Sometimes markets react to actual disruption. Sometimes they react to the possibility of disruption. In energy markets, the difference is not always large.

And the consequences rarely stay regional for long.

Countries like India, China, Japan, and several European economies rely heavily on Gulf energy exports moving through this route. Most consumers never directly think about Hormuz when filling fuel tanks or booking flights, but the dependency shows up quietly through transportation costs, electricity pricing, freight expenses, fertilizer costs.

People tend to notice these things later, once inflation starts surfacing in ordinary places.

What Triggered the Latest Tensions

The recent crisis did not emerge from one isolated flashpoint. Pressure had been building for months through regional escalation, shipping security fears, and rising uncertainty around Iran.

Once concerns spread that commercial tankers or shipping infrastructure could become targets, markets reacted quickly.
Shipping companies reassessed Gulf routes. Insurance costs for vessels moving through the region started climbing. Energy traders began pricing in possible supply interruptions before any major disruption had even happened.

Oil markets do this constantly. Fear gets priced early.

There was also another concern underneath all of it. Many economies are already dealing with stubborn inflation, slowing growth, and fragile consumer demand. Governments had little appetite for another energy-driven shock while central banks are still trying to stabilize prices after the inflation waves of the last few years.

India remembers this problem fairly well from 2022. Fuel inflation has a way of spreading outward into almost everything.

The Ceasefire Reduced Pressure — Temporarily

The ceasefire framework that followed was mainly designed to create breathing room.
Diplomatic discussions reportedly focused on reducing immediate military tensions while reopening negotiations tied to regional security and Iran’s nuclear dispute. Financial markets responded positively because the alternative looked worse.

Still, this is not a permanent settlement.
The current arrangement functions more like a pause than a resolution. Immediate escalation became less likely. The underlying disputes did not disappear.

Investors seem aware of that. Markets calmed down, but the broader nervousness never fully left.

You could see it in oil volatility. You could see it in shipping insurance behavior too.

Why The Underlying Risk Hasn’t Gone Away

This is where some coverage becomes slightly misleading.

The visible tension faded after the ceasefire announcement. The structural vulnerability did not.

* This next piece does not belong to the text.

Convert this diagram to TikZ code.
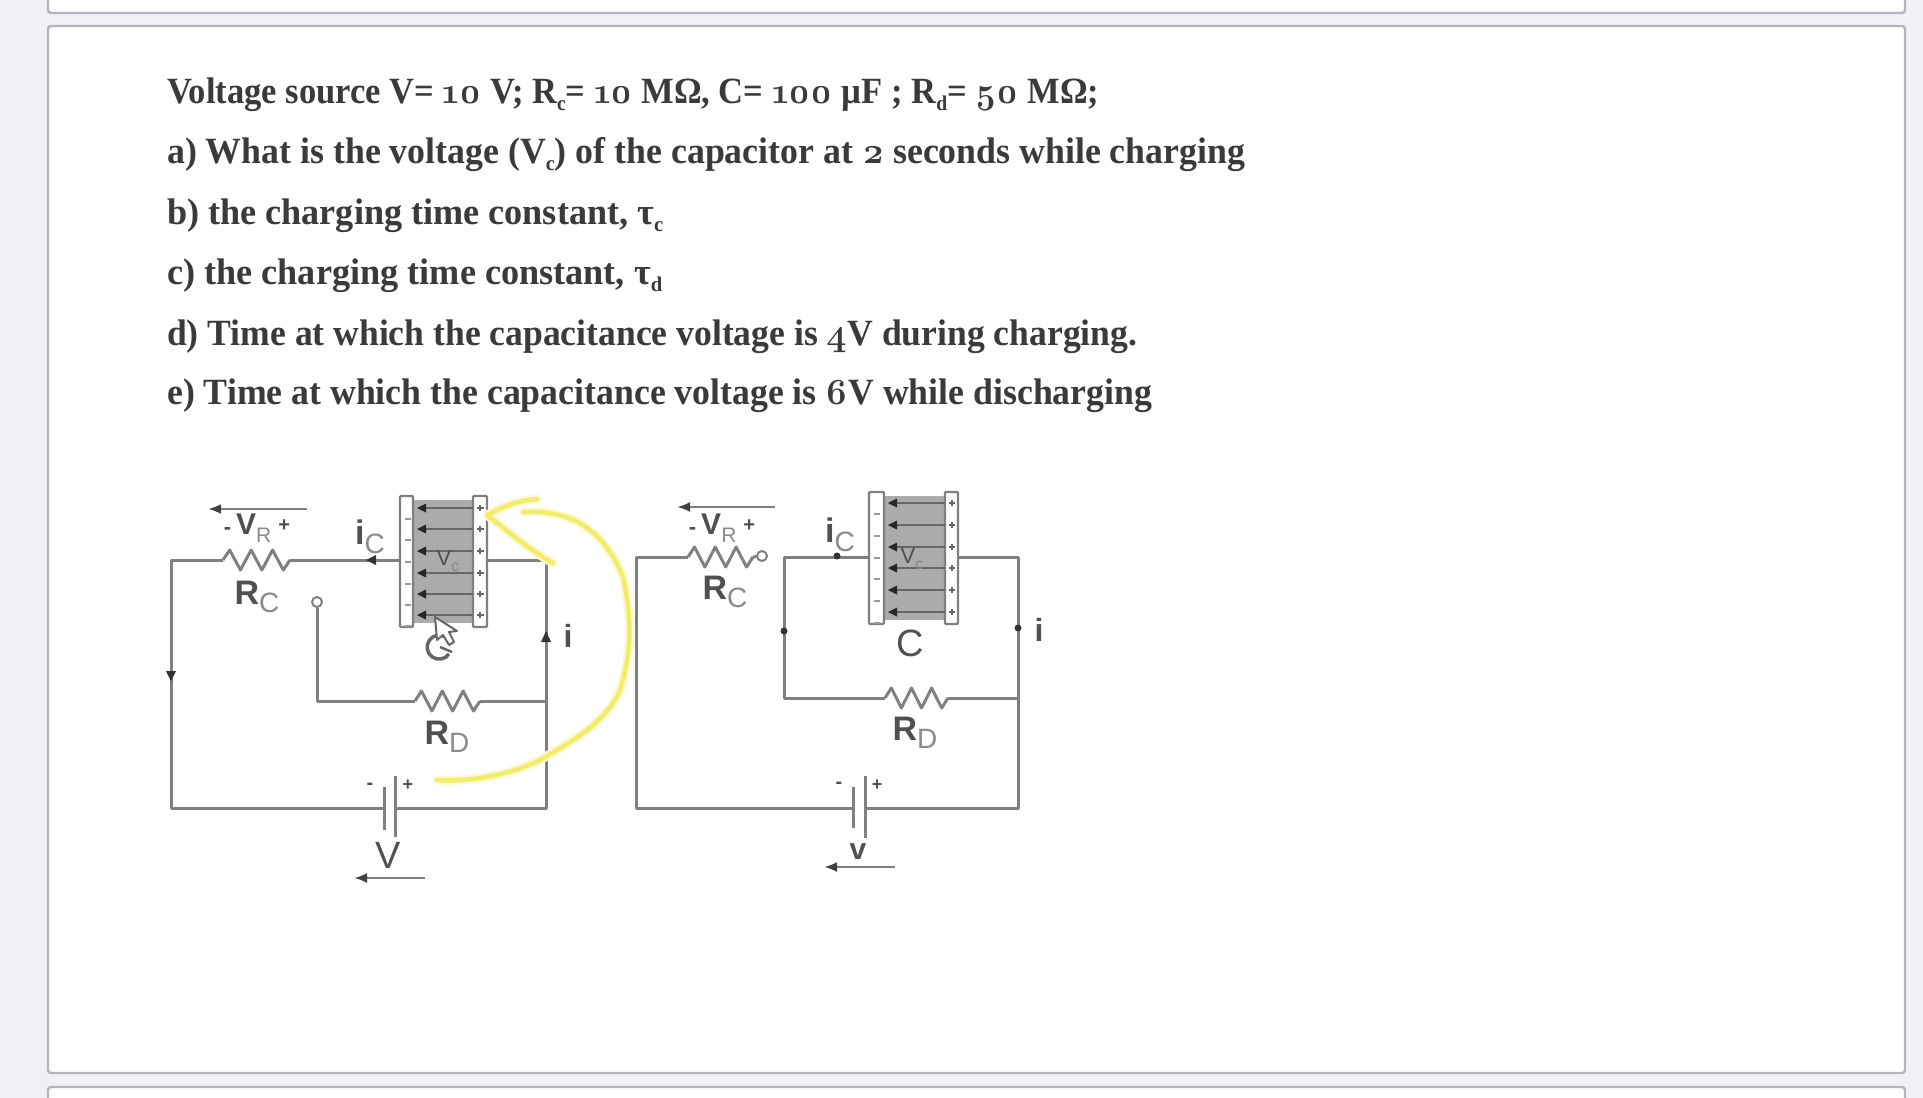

The nuclear dispute involving Iran remains unresolved. Regional rivalries across the Middle East continue shaping military calculations. Proxy conflicts still influence security decisions in ways outsiders often underestimate.

And the shipping vulnerability itself is permanent geography.

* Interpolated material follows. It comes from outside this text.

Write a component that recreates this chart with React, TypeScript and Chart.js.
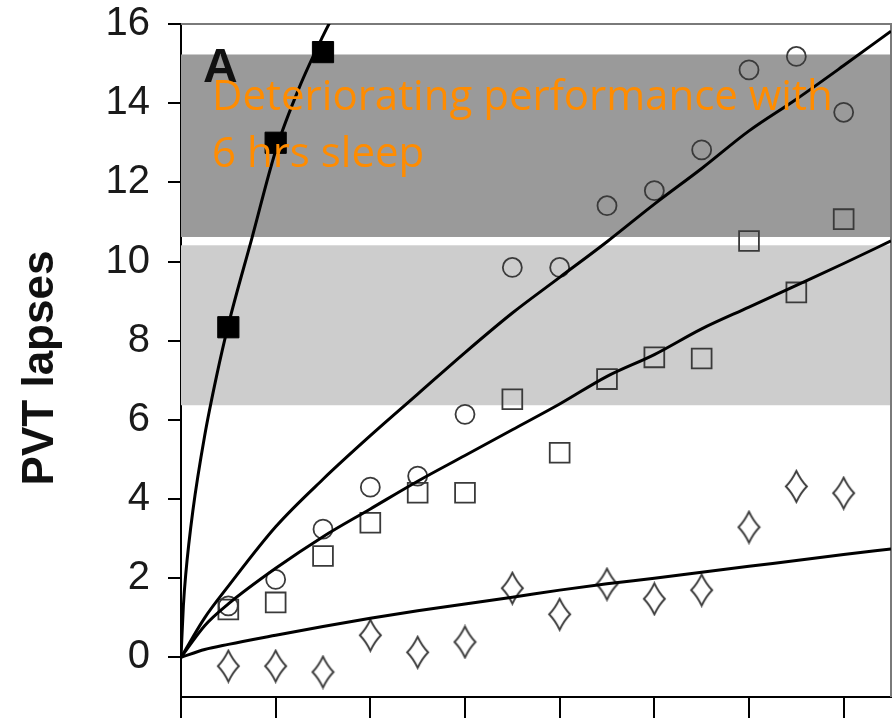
import React, { useEffect, useRef } from 'react';
import { Chart, registerables } from 'chart.js';

Chart.register(...registerables);

// ---------- data ----------
const Y_TICKS = [0, 2, 4, 6, 8, 10, 12, 14, 16];
const X_TICKS = [0, 2, 4, 6, 8, 10, 12, 14];
const DAYS = [1, 2, 3, 4, 5, 6, 7, 8, 9, 10, 11, 12, 13, 14];

const FILLED_DAYS = [1, 2, 3];
const FILLED_SQUARES = [8.34, 13.0, 15.29];
const CIRCLES = [1.3, 1.97, 3.24, 4.3, 4.58, 6.14, 9.85, 9.85, 11.41, 11.79, 12.82, 14.84, 15.18, 13.77];
const OPEN_SQUARES = [1.21, 1.39, 2.56, 3.4, 4.16, 4.16, 6.52, 5.17, 7.03, 7.58, 7.55, 10.52, 9.22, 11.07];
const DIAMONDS = [-0.22, -0.22, -0.37, 0.56, 0.13, 0.39, 1.75, 1.09, 1.85, 1.48, 1.7, 3.29, 4.32, 4.15];

// fitted curves
const FIT1_X = [0, 0.05, 0.1, 0.25, 0.5, 0.75, 1, 1.5, 2, 2.5, 3, 3.3];
const FIT1_Y = [0, 1.3, 2.1, 3.7, 5.6, 7.1, 8.4, 10.6, 12.8, 14.4, 15.7, 16.4];
const FIT_X = [0, 0.5, 1, 2, 3, 4, 5, 6, 7, 8, 9, 10, 11, 12, 13, 14, 15];
const FIT2_Y = [0, 1.0, 1.8, 3.3, 4.5, 5.6, 6.65, 7.7, 8.7, 9.6, 10.5, 11.45, 12.35, 13.3, 14.1, 14.95, 15.82];
const FIT3_Y = [0, 0.8, 1.35, 2.25, 3.05, 3.75, 4.45, 5.1, 5.75, 6.4, 7.1, 7.65, 8.3, 8.85, 9.4, 9.95, 10.52];
const FIT4_Y = [0, 0.2, 0.33, 0.56, 0.78, 0.99, 1.18, 1.35, 1.52, 1.7, 1.86, 2.0, 2.15, 2.3, 2.45, 2.6, 2.74];

// shaded bands [low, high]
const BAND_DARK = [10.62, 15.23];
const BAND_LIGHT = [6.37, 10.41];

const Y_TITLE = 'PVT lapses';
const PANEL_LABEL = 'A';
const NOTE_LINES = ['Deteriorating performance with', '6 hrs sleep'];

function pts(xs: number[], ys: number[]) {
  return xs.map((x, i) => ({ x, y: ys[i] }));
}

function makeDiamond(): HTMLCanvasElement {
  const c = document.createElement('canvas');
  const w = 25, h = 35;
  c.width = w; c.height = h;
  const g = c.getContext('2d')!;
  const cx = w / 2, cy = h / 2;
  const t = 2, b = h - 2, l = 2, r = w - 2;
  g.strokeStyle = '#3a3a3a';
  g.lineWidth = 1.8;
  g.beginPath();
  g.moveTo(cx, t);
  g.quadraticCurveTo(cx + 4.5, cy - 6, r, cy);
  g.quadraticCurveTo(cx + 4.5, cy + 6, cx, b);
  g.quadraticCurveTo(cx - 4.5, cy + 6, l, cy);
  g.quadraticCurveTo(cx - 4.5, cy - 6, cx, t);
  g.closePath();
  g.stroke();
  return c;
}

const decorPlugin = {
  id: 'decor',
  beforeDatasetsDraw(chart: any) {
    const { ctx, chartArea, scales } = chart;
    const y = scales.y;
    ctx.save();
    ctx.fillStyle = '#9a9a9a';
    const d1 = y.getPixelForValue(BAND_DARK[1]);
    const d0 = y.getPixelForValue(BAND_DARK[0]);
    ctx.fillRect(chartArea.left, d1, chartArea.right - chartArea.left, d0 - d1);
    ctx.fillStyle = '#cdcdcd';
    const l1 = y.getPixelForValue(BAND_LIGHT[1]);
    const l0 = y.getPixelForValue(BAND_LIGHT[0]);
    ctx.fillRect(chartArea.left, l1, chartArea.right - chartArea.left, l0 - l1);
    // frame top & right
    ctx.strokeStyle = '#7a7a7a';
    ctx.lineWidth = 2;
    ctx.beginPath();
    ctx.moveTo(chartArea.left, chartArea.top);
    ctx.lineTo(chartArea.right, chartArea.top);
    ctx.lineTo(chartArea.right, chartArea.bottom);
    ctx.stroke();
    ctx.restore();
  },
  afterDatasetsDraw(chart: any) {
    const { ctx } = chart;
    ctx.save();
    ctx.fillStyle = '#111';
    ctx.textBaseline = 'alphabetic';
    ctx.textAlign = 'left';
    ctx.font = 'bold 48px "Liberation Sans", Arial, sans-serif';
    ctx.fillText(PANEL_LABEL, 203, 82);
    ctx.fillStyle = '#ff8c00';
    ctx.font = '42px "Open Sans", sans-serif';
    ctx.fillText(NOTE_LINES[0], 212, 110);
    ctx.fillText(NOTE_LINES[1], 212, 167);
    // y axis title
    ctx.fillStyle = '#111';
    ctx.font = 'bold 44px "Liberation Sans", Arial, sans-serif';
    ctx.translate(53, 368);
    ctx.rotate(-Math.PI / 2);
    ctx.textAlign = 'center';
    ctx.fillText(Y_TITLE, 0, 0);
    ctx.restore();
  },
};

export default function App() {
  const ref = useRef<HTMLCanvasElement | null>(null);
  useEffect(() => {
    if (!ref.current) return;
    const diamond = makeDiamond();
    const lineDs = (data: any[]) => ({
      data,
      showLine: true,
      borderColor: '#000',
      borderWidth: 3,
      pointRadius: 0,
      cubicInterpolationMode: 'monotone',
      fill: false,
    });
    const chart = new Chart(ref.current, {
      type: 'scatter',
      data: {
        datasets: [
          lineDs(pts(FIT1_X, FIT1_Y)),
          lineDs(pts(FIT_X, FIT2_Y)),
          lineDs(pts(FIT_X, FIT3_Y)),
          lineDs(pts(FIT_X, FIT4_Y)),
          {
            data: pts(DAYS, CIRCLES),
            pointStyle: 'circle',
            pointRadius: 9.5,
            borderColor: '#3a3a3a',
            backgroundColor: 'rgba(0,0,0,0)',
            borderWidth: 1.8,
          } as any,
          {
            data: pts(DAYS, OPEN_SQUARES),
            pointStyle: 'rect',
            pointRadius: 14,
            borderColor: '#3a3a3a',
            backgroundColor: 'rgba(0,0,0,0)',
            borderWidth: 1.8,
          } as any,
          {
            data: pts(DAYS, DIAMONDS),
            pointStyle: diamond,
            pointRadius: 12,
          } as any,
          {
            data: pts(FILLED_DAYS, FILLED_SQUARES),
            pointStyle: 'rect',
            pointRadius: 15,
            borderColor: '#000',
            backgroundColor: '#000',
            borderWidth: 1,
          } as any,
        ],
      },
      options: {
        animation: false,
        responsive: false,
        devicePixelRatio: 1,
        layout: { autoPadding: false, padding: { top: 24, right: 1, left: 0, bottom: 0 } },
        plugins: { legend: { display: false }, tooltip: { enabled: false } },
        scales: {
          x: {
            type: 'linear',
            min: 0,
            max: 15,
            afterBuildTicks: (s: any) => { s.ticks = X_TICKS.map((v) => ({ value: v })); },
            afterFit: (s: any) => { s.height = 24; s.paddingLeft = 0; s.paddingRight = 0; },
            ticks: { display: false },
            grid: { drawOnChartArea: false, drawTicks: true, tickLength: 21, color: '#000', lineWidth: 2 },
            border: { display: true, color: '#000', width: 2 },
          },
          y: {
            type: 'linear',
            min: -1,
            max: 16,
            afterBuildTicks: (s: any) => { s.ticks = Y_TICKS.map((v) => ({ value: v })); },
            afterFit: (s: any) => { s.width = 181; s.paddingTop = 0; s.paddingBottom = 0; },
            ticks: {
              padding: 18,
              color: '#1a1a1a',
              font: { family: '"Liberation Sans", Arial, sans-serif', size: 40 },
            },
            grid: { drawOnChartArea: false, drawTicks: true, tickLength: 13, color: '#000', lineWidth: 2 },
            border: { display: true, color: '#000', width: 2 },
          },
        },
      },
      plugins: [decorPlugin],
    } as any);
    return () => chart.destroy();
  }, []);
  return (
    <div style={{ position: 'absolute', left: 0, top: 0, width: 892, height: 721, background: '#fff' }}>
      <canvas ref={ref} width={892} height={721} style={{ display: 'block' }} />
    </div>
  );
}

That narrow corridor still carries an enormous share of global energy flows. One serious escalation — even temporary — could trigger another round of panic across energy markets, shipping networks, and financial systems.

People often assume geopolitical crises end once headlines quiet down. Usually they just become less visible for a while.

Oil Markets Still Look Uneasy

One reason traders remain cautious is because energy markets can reverse direction very quickly.

A single tanker incident. A failed negotiation. A military miscalculation near a shipping corridor.

Sometimes that is enough.

Higher oil prices eventually spread into transportation, logistics, manufacturing, aviation, agriculture. Airlines start monitoring jet fuel exposure more aggressively. Import-heavy economies become more sensitive to currency pressure. Central banks become reluctant to cut interest rates too quickly.

Even shipping insurance has become part of the broader economic story now.

When insurers see elevated geopolitical risk, premiums rise for commercial vessels operating through vulnerable zones. Those costs slowly move outward through supply chains. Consumers may not notice immediately, but businesses usually do.

This is one of the stranger side effects of globalization. A security problem inside one narrow waterway can eventually influence grocery bills thousands of kilometers away.

Why India and China Have More at Stake Than Most

For major Asian economies, the Strait of Hormuz is not an abstract geopolitical issue discussed only by foreign policy analysts.
It is tied directly to economic stability.

India imports a large share of its crude oil requirements, much of it connected to Gulf suppliers. If oil prices rise sharply or shipping becomes more expensive, the effects move through the economy fairly quickly:

fuel inflation

transportation cost increases

pressure on the rupee

higher fertilizer expenses

rising costs across everyday essentials

There is also a labor dimension that often receives less attention.

Millions of Indian workers remain connected to Gulf economies through employment and remittance flows. Prolonged instability in the region could eventually affect labor markets, remittances, and domestic economic confidence in subtle ways.

China faces a different version of the same vulnerability.

Its industrial economy depends heavily on stable energy imports and uninterrupted shipping routes. Rising oil prices increase manufacturing costs. Shipping disruptions complicate exports and supply chain planning.

And China’s factories do not operate comfortably in unpredictable energy environments.

For both countries, stability in the Gulf is ultimately about predictability more than anything else.

Businesses can usually adapt to high prices over time. Constant uncertainty is harder to manage.

Could The Crisis Return After 60 Days?

Possibly.

That depends largely on whether diplomacy produces something more durable than temporary de-escalation. If negotiations fail, tensions could rise again surprisingly fast even if global attention has already drifted elsewhere.

Future risks could include:

renewed regional escalation

tanker security incidents

tougher sanctions

shipping disruptions

sudden oil price spikes

Still, it is important not to drift into exaggerated predictions. The global economy has strong incentives to avoid a serious disruption in the Strait of Hormuz. Major powers understand how damaging that scenario could become while growth remains fragile in many regions.

That shared economic interest probably lowers the odds of the worst-case outcome.
Probably.

But it does not remove the vulnerability itself.
The ceasefire may have paused the immediate crisis. The deeper dependence on the Strait of Hormuz — and the instability surrounding it — remains unresolved.